В доносе есть абсолютно противоположные тому, что пишет Тарасенков в дневнике, слова о Сельвинском и Пильняке. Тарасенков пишет, что ему не нравится дружба с ними Пастернака. В донесении же Пастернак, напротив, пытается убедить своего слушателя, что Пильняк и Сельвинский стали дурны, потому что слушатель явно симпатизирует им или дружит с одним из них.
Но есть то, что при многократном чтении донесения не может не ощущаться. Этот текст, по-своему изысканный, писал человек артистичный, вкладывающий в этот донос свое невостребованное дарование. Донос написан ярко, красочно, с хорошо переданной речью Пастернака, насыщенной инверсиями. Тарасенков в дневниках пишет совсем иначе. В эти августовские дни у Пастернака был еще один давний приятель Виктор Гольцев, который отвезет грузинским друзьям Пастернака — Табидзе и Яшвили — стихи, им посвященные. Странным образом, у Гольцева окажется в архиве письмо Андре Жида к Лаврентию Берия, которое он напечатает осенью… Но кроме того, Гольцев давно уже как бы надзирает за грузинскими поэтами. Об этом есть красноречивая запись в дневниках Щербакова, который, возглавляя в 1934-35 годах Союз писателей, получает от Гольцева информацию о политическом и моральном облике грузинских поэтов[95].
Неожиданно мы слышим голос автора донесения, где он цитирует самого себя.
— Вот вы говорите — «если б жил МАЯКОВСКИЙ». Неужели вы думаете, что он умер от гриппа? Наивно. Ведь неизвестно, как бы сложились отношения СТАЛИНА и МАЯКОВСКОГО, если б МАЯКОВСКИЙ был жив. Может быть, он был бы сейчас в ссылке. Время другое. Его борьба с пошлостью, ханжеством не была бы сегодня победоносной.
Апелляция к Маяковскому как к высшему авторитету — выдает определенный склад сознания. Маяковский был объявлен Сталиным лучшим и первейшим поэтом. Теперь было принято мерить им все как эталонным метром. Бить именем Маяковского, взывать к нему — стало привычкой тех дней, которая сохранилась и в послесталинские годы в среде литераторов.
И хотя Тарасенков живет по тем же законам и в том же мире, но он вряд ли задал бы такой вопрос Пастернаку. Ведь именно Тарасенкова в печати будут бить за то, что он предпочел Пастернака Маяковскому, что он поставил их не по ранжиру. Зачем ему спрашивать, что думал бы Маяковский, если перед ним — Пастернак и Тарасенков сызмальства знает его место в иерархии поэтов.

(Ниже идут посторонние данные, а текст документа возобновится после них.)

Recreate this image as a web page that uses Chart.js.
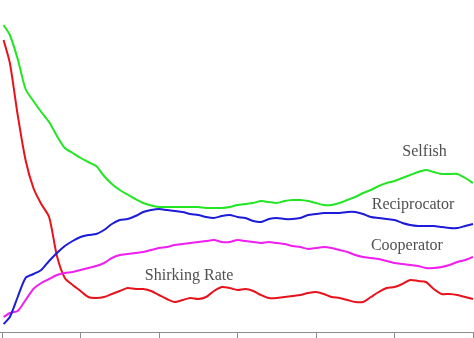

А вот формулу, воспроизводящую оппозицию Пастернак — Маяковский, я обнаружила в письме литературного критика Корнелия Зелинского к Всеволоду Иванову в начале 1960 года в продолжение споров, связанных с публикацией на Западе романа «Доктор Живаго».
Корнелий Люцианович Зелинский сопровождал Пастернака в течение всей его жизни. В 1926 году из Франции в Советскую Россию передавал от Цветаевой сборники ее стихотворений. Присутствовал на вечерах, чтениях стихов и романа. Большой ценитель поэзии, он в конце 20-х годов был идеологом конструктивизма, близко дружил с Сельвинским.

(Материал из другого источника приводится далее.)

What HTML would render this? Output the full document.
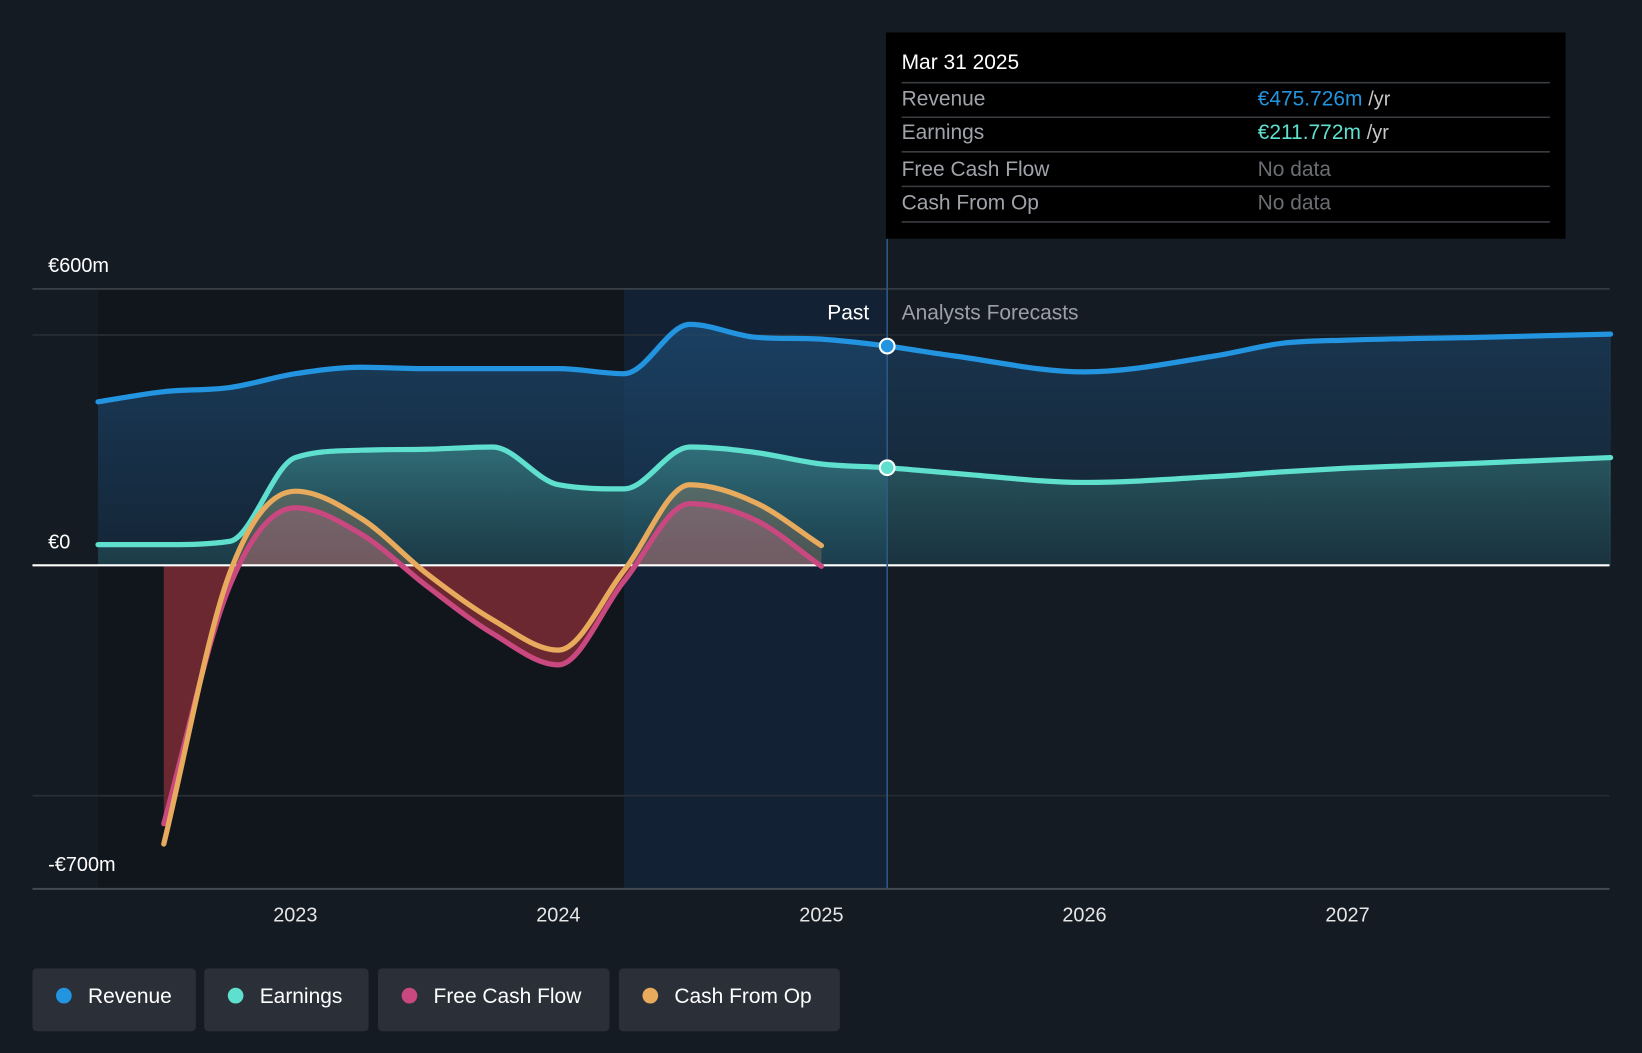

Был редактором книги переводов Пастернака «Грузинские лирики», выпущенной в 1935 году. Прекрасно владел французским языком и последние годы жизни Горького бывал в его доме и присутствовал на его встречах с Роменом Ролланом. После своего редакторства «Грузинских лириков» с Пастернаком, скорее всего, они виделись нечасто, слишком уж разный у них был в то время круг. Однако Пастернак долго еще считал Корнелия «своим», тот был связан и с Маяковским, и с ЛЕФом, у них было много общих друзей, после войны он приглашал его на чтение глав из «Доктора Живаго».
Зелинский неоднократно писал о Пастернаке заметки в дневнике, но не восторженные, как Тарасенков, а злые и ироничные. Именно эти записи, как правило, с огромными кусками прямой речи, я и увидела в его дневниках.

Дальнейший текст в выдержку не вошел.